La riforma del Codice dei contratti

Passando, poi, al secondo argomento trend, è possibile rilevare che con la pubblicazione del Decreto Legislativo n. 36/2023 si è deciso di mettere la parola "fine" alla mostruosità normativa avviata con il Decreto Legislativo n. 50/2016.

Non sto qui a sindacare i contenuti del "vecchio" Codice n. 50/2016 (per me incommentabile considerato che non è mai stato completamente attuato), ma la sua struttura esplosa in tanti provvedimenti attuativi (Decreti Ministeriali, Linee guida ANAC vincolanti e non vincolanti) che hanno (anche in questo caso) fatto perdere la rotta generando un corpo normativo frastagliato e di difficile comprensione per tutti gli operatori e un'infinità di contenziosi.

Ben venga, dunque, l'idea di tornare ad un corpo unico sul quale ci dovremo ancora confrontare e comprendere se resterà davvero così unico. Ricordiamo, infatti, che la maggior parte degli allegati al D.Lgs. n. 36/2023 (38 in totale) al momento sono atti legislativi in prima applicazione che "possono" diventare regolamentari, se entro il 28 settembre 2023 saranno abrogati e sostituiti da regolamenti ministeriali sostitutivi, con contenuto identico a quello dell’allegato stesso, su cui non è acquisito il parere del Consiglio di Stato e delle Commissioni parlamentari.

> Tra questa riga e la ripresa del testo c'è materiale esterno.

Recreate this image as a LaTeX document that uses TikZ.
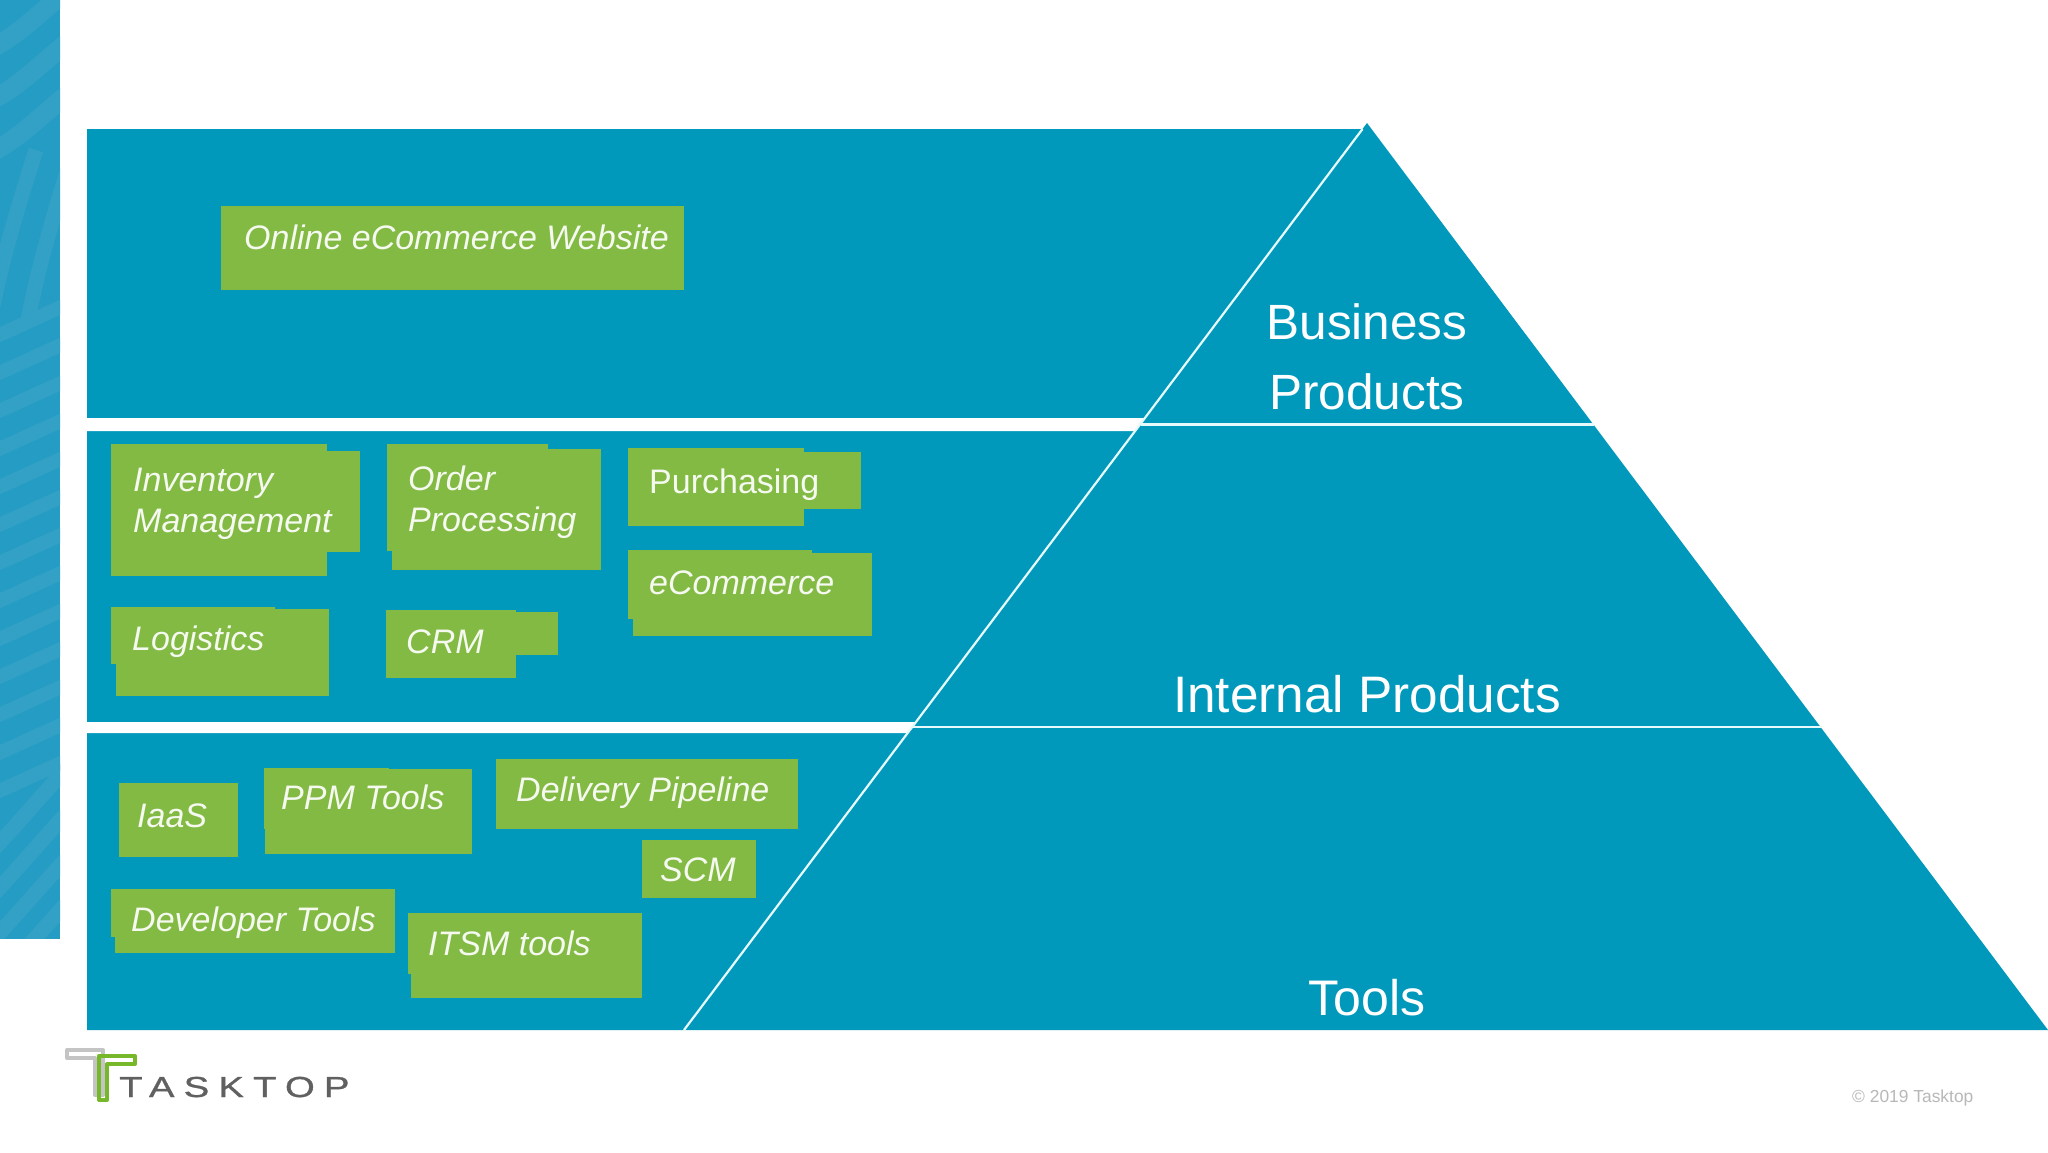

Una possibilità che renderebbe più snello e veloce ogni intervento di modifica sugli allegati stessi, ma che diminuirebbe la probabilità di avere un corpo normativo stabile nel tempo, ovvero ciò tutti gli operatori desiderano e si aspettano con questa riforma. Purtroppo, però, dopo una prima "mini modifica" arrivata pochi giorni fa, si parla di un primo pacchetto di correttivi che dovrebbe arrivare entro il 31 dicembre 2023, se non addirittura entro l'1 luglio 2023 (data in cui il Codice n. 36/2023 comincerà ad acquisire efficacia), vanificando il lavoro di studio e confronto di tutti gli operatori.

Ciò su cui si parla troppo poco è la necessità di dotare la pubblica amministrazione di quegli strumenti necessari per svolgere la sua funzione:

  • personale adeguatamente formato;
  • un'infrastruttura digitale al passo con i tempi.

Sul primo punto resta il problema del blocco delle assunzioni che rende difficile "aggiornare" il capitale umano delle amministrazioni. Sul secondo, invece, pesa l'assenza di competenza di chi dovrebbe fare scelte importanti eliminando ogni forma di decentramento digitale e dotare il Paese di una Piattaforma unica all'interno della quale inserire tutto ciò che serve.

Non parlo, infine, della riforma della giustizia perché non è il mio campo. Ma inviterei tutti a trascorrere qualche ora dentro un tribunale per toccare con mano il "vecchiume" che da decenni ha sepolto ogni tentativo di velocizzare i tempi.